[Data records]
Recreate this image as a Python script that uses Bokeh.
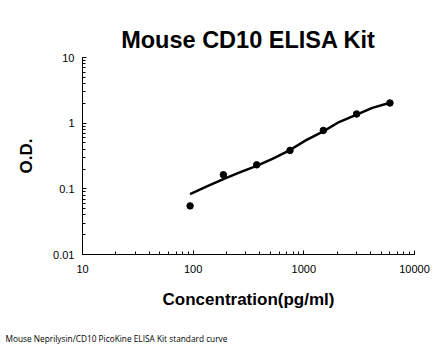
from bokeh.plotting import figure
from bokeh.models import Title, CustomJSTickFormatter
from bokeh.embed import file_html
from bokeh.resources import INLINE

# Standard points
conc = [93.75, 187.5, 375, 750, 1500, 3000, 6000]
od = [0.055, 0.164, 0.232, 0.385, 0.776, 1.38, 2.03]

# Fitted curve
curve_x = [93.75, 130, 187.5, 260, 375, 520, 750, 1040, 1500, 2080, 3000, 4160, 6000]
curve_y = [0.083, 0.107, 0.141, 0.177, 0.224, 0.287, 0.39, 0.547, 0.75, 1.04, 1.35, 1.71, 2.05]

title_text = "Mouse CD10 ELISA Kit"
x_label = "Concentration(pg/ml)"
y_label = "O.D."
footnote = "Mouse Neprilysin/CD10 PicoKine ELISA Kit standard curve"

FONT = "Liberation Sans"

p = figure(frame_width=332, frame_height=197, x_axis_type="log", y_axis_type="log",
           x_range=(10, 10000), y_range=(0.01, 10),
           output_backend="svg", toolbar_location=None,
           min_border_left=82, min_border_right=32, min_border_top=57, min_border_bottom=102)

p.line(curve_x, curve_y, line_color="black", line_width=2.5)
p.scatter(conc, od, size=6.5, color="black")

p.title.text = title_text
p.title.align = "center"
p.title.text_font = FONT
p.title.text_font_size = "23.5px"
p.title.text_font_style = "bold"
p.title.text_color = "black"

# spacer between axis label and footnote
p.add_layout(Title(text=" ", text_font_size="11px", standoff=0), "below")
p.add_layout(Title(text=footnote, align="left", text_font="Open Sans", text_font_size="8.3px",
                   text_font_style="normal", text_color="black", offset=-77), "below")

fmt = CustomJSTickFormatter(code="return tick.toString();")
for ax in (p.xaxis[0], p.yaxis[0]):
    ax.formatter = fmt
    ax.major_tick_in = 4
    ax.major_tick_out = 0
    ax.minor_tick_in = 3
    ax.minor_tick_out = 0
    ax.axis_line_color = "black"
    ax.major_tick_line_color = "black"
    ax.minor_tick_line_color = "black"
    ax.major_label_text_font = FONT
    ax.major_label_text_font_size = "11px"
    ax.major_label_text_color = "black"
    ax.axis_label_text_font = FONT
    ax.axis_label_text_font_size = "17px"
    ax.axis_label_text_font_style = "bold"
    ax.axis_label_text_color = "black"

p.xaxis.axis_label = x_label
p.yaxis.axis_label = y_label
p.xaxis.major_label_standoff = 10
p.yaxis.major_label_standoff = 8
p.xaxis.axis_label_standoff = 14
p.yaxis.axis_label_standoff = 14

p.xgrid.visible = False
p.ygrid.visible = False
p.outline_line_color = None
p.background_fill_color = "white"
p.border_fill_color = "white"

open("out.html", "w").write(file_html(p, INLINE))
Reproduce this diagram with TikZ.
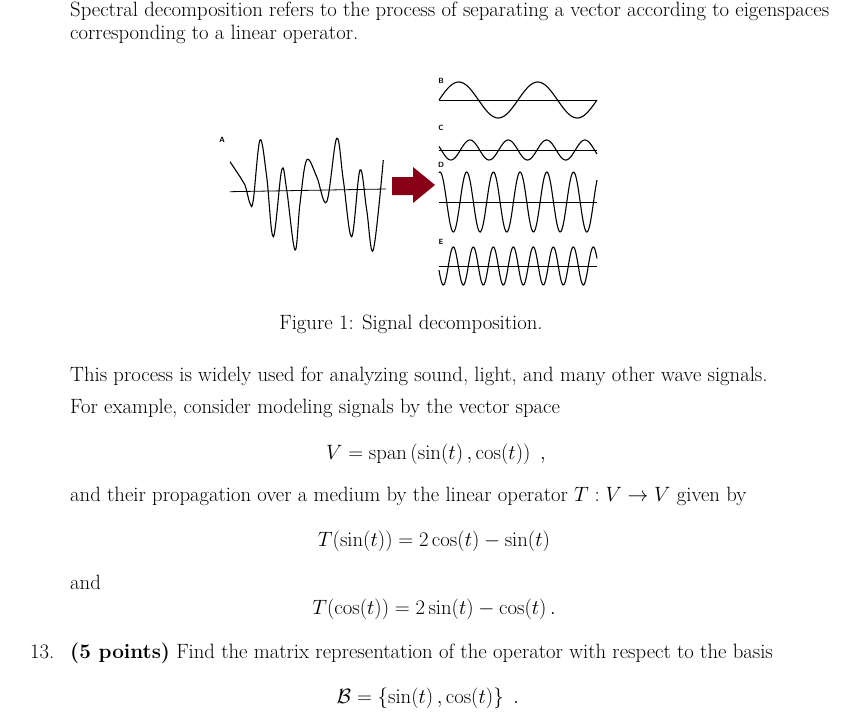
\documentclass[tikz,border=0pt]{standalone}
\usepackage{amsmath}
\begin{document}
\begin{tikzpicture}[x=1pt,y=-1pt,
  txt/.style={anchor=base west,inner sep=0pt,font=\fontsize{20.7}{24}\selectfont},
  eq/.style={anchor=base,inner sep=0pt,font=\fontsize{20.7}{24}\selectfont},
  lab/.style={inner sep=0pt,font=\fontsize{7.5}{8}\selectfont\sffamily\bfseries},
  wave/.style={line width=1.1pt,smooth},
  ax/.style={line width=0.8pt}]
\useasboundingbox (0,0) rectangle (852,717);
\node[txt] (l1) at (70,17) {Spectral decomposition refers to the process of separating a vector according to eigenspaces};
\node[txt] (l2) at (70,40) {corresponding to a linear operator.};
% figure
\node[lab] (la) at (222,140) {A};
\node[lab] (lb) at (441,81) {B};
\node[lab] (lc) at (441,128) {C};
\node[lab] (ld) at (441,165) {D};
\node[lab] (le) at (441,242) {E};
\draw[ax] (230,191.7) -- (386,189);
\draw[wave] plot[tension=0.6] coordinates {(230,161.7) (240,176.7) (245,185) (250,203.3) (253.3,200) (260,140) (266.7,176.7) (273.3,236.7) (281.7,170) (286.7,190) (295,250) (300,203.3) (306.7,160) (316.7,176.7) (326.7,201.7) (336.7,138.3) (343.3,180) (351.7,236.7) (360,170) (366.7,210) (373.3,250) (383.3,160)};
\draw[ax] (439,100) -- (597,100);
\draw[wave] plot[domain=439:597,samples=150] (\x,{100-18*sin(4.557*(\x-439))});
\draw[ax] (439,150) -- (597,150);
\draw[wave] plot[domain=439:597,samples=150] (\x,{150-10*cos(9.399*(\x-470))});
\draw[ax] (439,202) -- (597,202);
\draw[wave] plot[domain=439:597,samples=200] (\x,{202-30*cos(13.483*(\x-466.7))});
\draw[ax] (439,266) -- (597,266);
\draw[wave] plot[domain=439:597,samples=220] (\x,{266-19*cos(18*(\x-453.3))});
\fill[fill={rgb,255:red,135;green,0;blue,22}] (392,177) -- (413,177) -- (413,167) -- (435,185) -- (413,203) -- (413,195) -- (392,195) -- cycle;
\node[eq] (cap) at (411,329) {Figure 1: Signal decomposition.};
\node[txt] (l3) at (70,381) {This process is widely used for analyzing sound, light, and many other wave signals.};
\node[txt] (l4) at (70,413) {For example, consider modeling signals by the vector space};
\node[eq] (e1) at (436,459) {$V=\operatorname{span}\left(\sin(t)\,,\cos(t)\right)\ ,$};
\node[txt] (l5) at (70,501) {and their propagation over a medium by the linear operator $T:V\to V$ given by};
\node[eq] (e2) at (434,546) {$T(\sin(t))=2\cos(t)-\sin(t)$};
\node[txt] (l6) at (70,589) {and};
\node[eq] (e3) at (434,614) {$T(\cos(t))=2\sin(t)-\cos(t)\,.$};
\node[txt] (n13) at (30,658) {13.};
\node[txt] (l7) at (70,658) {\textbf{(5 points)} Find the matrix representation of the operator with respect to the basis};
\node[eq] (e4) at (428,703) {$\mathcal{B}=\left\{\sin(t)\,,\cos(t)\right\}\ .$};
\end{tikzpicture}
\end{document}
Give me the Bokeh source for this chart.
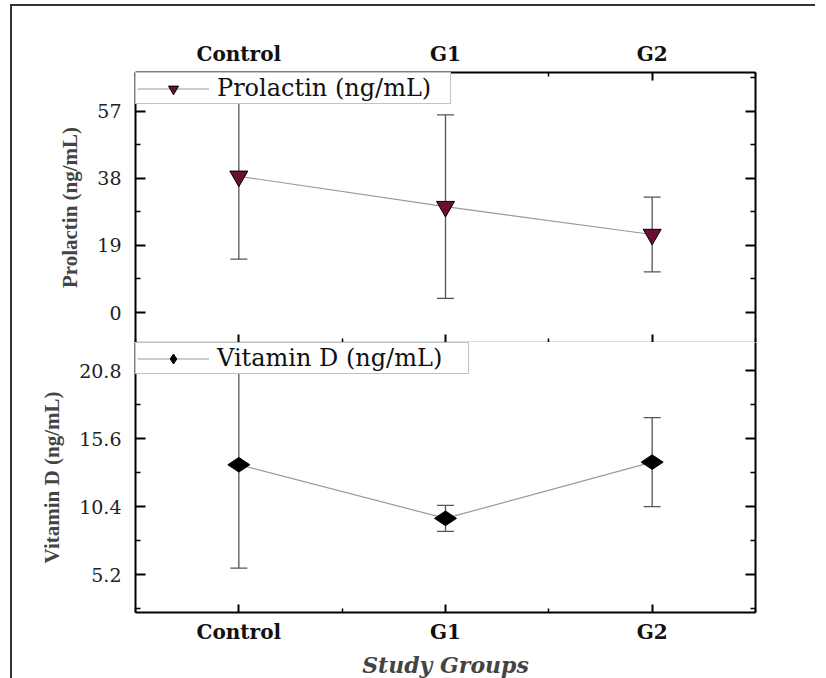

DIRECTIONS — Drop the images and repeat the data exactly.

SOLUTION TO THIS PROBLEM —
Recreate this image as a Python script that uses Bokeh.
from bokeh.plotting import figure
from bokeh.models import Title, CustomJSTickFormatter
from bokeh.embed import file_html
from bokeh.resources import INLINE

# Standard points
conc = [93.75, 187.5, 375, 750, 1500, 3000, 6000]
od = [0.055, 0.164, 0.232, 0.385, 0.776, 1.38, 2.03]

# Fitted curve
curve_x = [93.75, 130, 187.5, 260, 375, 520, 750, 1040, 1500, 2080, 3000, 4160, 6000]
curve_y = [0.083, 0.107, 0.141, 0.177, 0.224, 0.287, 0.39, 0.547, 0.75, 1.04, 1.35, 1.71, 2.05]

title_text = "Mouse CD10 ELISA Kit"
x_label = "Concentration(pg/ml)"
y_label = "O.D."
footnote = "Mouse Neprilysin/CD10 PicoKine ELISA Kit standard curve"

FONT = "Liberation Sans"

p = figure(frame_width=332, frame_height=197, x_axis_type="log", y_axis_type="log",
           x_range=(10, 10000), y_range=(0.01, 10),
           output_backend="svg", toolbar_location=None,
           min_border_left=82, min_border_right=32, min_border_top=57, min_border_bottom=102)

p.line(curve_x, curve_y, line_color="black", line_width=2.5)
p.scatter(conc, od, size=6.5, color="black")

p.title.text = title_text
p.title.align = "center"
p.title.text_font = FONT
p.title.text_font_size = "23.5px"
p.title.text_font_style = "bold"
p.title.text_color = "black"

# spacer between axis label and footnote
p.add_layout(Title(text=" ", text_font_size="11px", standoff=0), "below")
p.add_layout(Title(text=footnote, align="left", text_font="Open Sans", text_font_size="8.3px",
                   text_font_style="normal", text_color="black", offset=-77), "below")

fmt = CustomJSTickFormatter(code="return tick.toString();")
for ax in (p.xaxis[0], p.yaxis[0]):
    ax.formatter = fmt
    ax.major_tick_in = 4
    ax.major_tick_out = 0
    ax.minor_tick_in = 3
    ax.minor_tick_out = 0
    ax.axis_line_color = "black"
    ax.major_tick_line_color = "black"
    ax.minor_tick_line_color = "black"
    ax.major_label_text_font = FONT
    ax.major_label_text_font_size = "11px"
    ax.major_label_text_color = "black"
    ax.axis_label_text_font = FONT
    ax.axis_label_text_font_size = "17px"
    ax.axis_label_text_font_style = "bold"
    ax.axis_label_text_color = "black"

p.xaxis.axis_label = x_label
p.yaxis.axis_label = y_label
p.xaxis.major_label_standoff = 10
p.yaxis.major_label_standoff = 8
p.xaxis.axis_label_standoff = 14
p.yaxis.axis_label_standoff = 14

p.xgrid.visible = False
p.ygrid.visible = False
p.outline_line_color = None
p.background_fill_color = "white"
p.border_fill_color = "white"

open("out.html", "w").write(file_html(p, INLINE))
Reproduce this diagram with TikZ.
\documentclass[tikz,border=0pt]{standalone}
\usepackage{amsmath}
\begin{document}
\begin{tikzpicture}[x=1pt,y=-1pt,
  txt/.style={anchor=base west,inner sep=0pt,font=\fontsize{20.7}{24}\selectfont},
  eq/.style={anchor=base,inner sep=0pt,font=\fontsize{20.7}{24}\selectfont},
  lab/.style={inner sep=0pt,font=\fontsize{7.5}{8}\selectfont\sffamily\bfseries},
  wave/.style={line width=1.1pt,smooth},
  ax/.style={line width=0.8pt}]
\useasboundingbox (0,0) rectangle (852,717);
\node[txt] (l1) at (70,17) {Spectral decomposition refers to the process of separating a vector according to eigenspaces};
\node[txt] (l2) at (70,40) {corresponding to a linear operator.};
% figure
\node[lab] (la) at (222,140) {A};
\node[lab] (lb) at (441,81) {B};
\node[lab] (lc) at (441,128) {C};
\node[lab] (ld) at (441,165) {D};
\node[lab] (le) at (441,242) {E};
\draw[ax] (230,191.7) -- (386,189);
\draw[wave] plot[tension=0.6] coordinates {(230,161.7) (240,176.7) (245,185) (250,203.3) (253.3,200) (260,140) (266.7,176.7) (273.3,236.7) (281.7,170) (286.7,190) (295,250) (300,203.3) (306.7,160) (316.7,176.7) (326.7,201.7) (336.7,138.3) (343.3,180) (351.7,236.7) (360,170) (366.7,210) (373.3,250) (383.3,160)};
\draw[ax] (439,100) -- (597,100);
\draw[wave] plot[domain=439:597,samples=150] (\x,{100-18*sin(4.557*(\x-439))});
\draw[ax] (439,150) -- (597,150);
\draw[wave] plot[domain=439:597,samples=150] (\x,{150-10*cos(9.399*(\x-470))});
\draw[ax] (439,202) -- (597,202);
\draw[wave] plot[domain=439:597,samples=200] (\x,{202-30*cos(13.483*(\x-466.7))});
\draw[ax] (439,266) -- (597,266);
\draw[wave] plot[domain=439:597,samples=220] (\x,{266-19*cos(18*(\x-453.3))});
\fill[fill={rgb,255:red,135;green,0;blue,22}] (392,177) -- (413,177) -- (413,167) -- (435,185) -- (413,203) -- (413,195) -- (392,195) -- cycle;
\node[eq] (cap) at (411,329) {Figure 1: Signal decomposition.};
\node[txt] (l3) at (70,381) {This process is widely used for analyzing sound, light, and many other wave signals.};
\node[txt] (l4) at (70,413) {For example, consider modeling signals by the vector space};
\node[eq] (e1) at (436,459) {$V=\operatorname{span}\left(\sin(t)\,,\cos(t)\right)\ ,$};
\node[txt] (l5) at (70,501) {and their propagation over a medium by the linear operator $T:V\to V$ given by};
\node[eq] (e2) at (434,546) {$T(\sin(t))=2\cos(t)-\sin(t)$};
\node[txt] (l6) at (70,589) {and};
\node[eq] (e3) at (434,614) {$T(\cos(t))=2\sin(t)-\cos(t)\,.$};
\node[txt] (n13) at (30,658) {13.};
\node[txt] (l7) at (70,658) {\textbf{(5 points)} Find the matrix representation of the operator with respect to the basis};
\node[eq] (e4) at (428,703) {$\mathcal{B}=\left\{\sin(t)\,,\cos(t)\right\}\ .$};
\end{tikzpicture}
\end{document}
Give me the Bokeh source for this chart.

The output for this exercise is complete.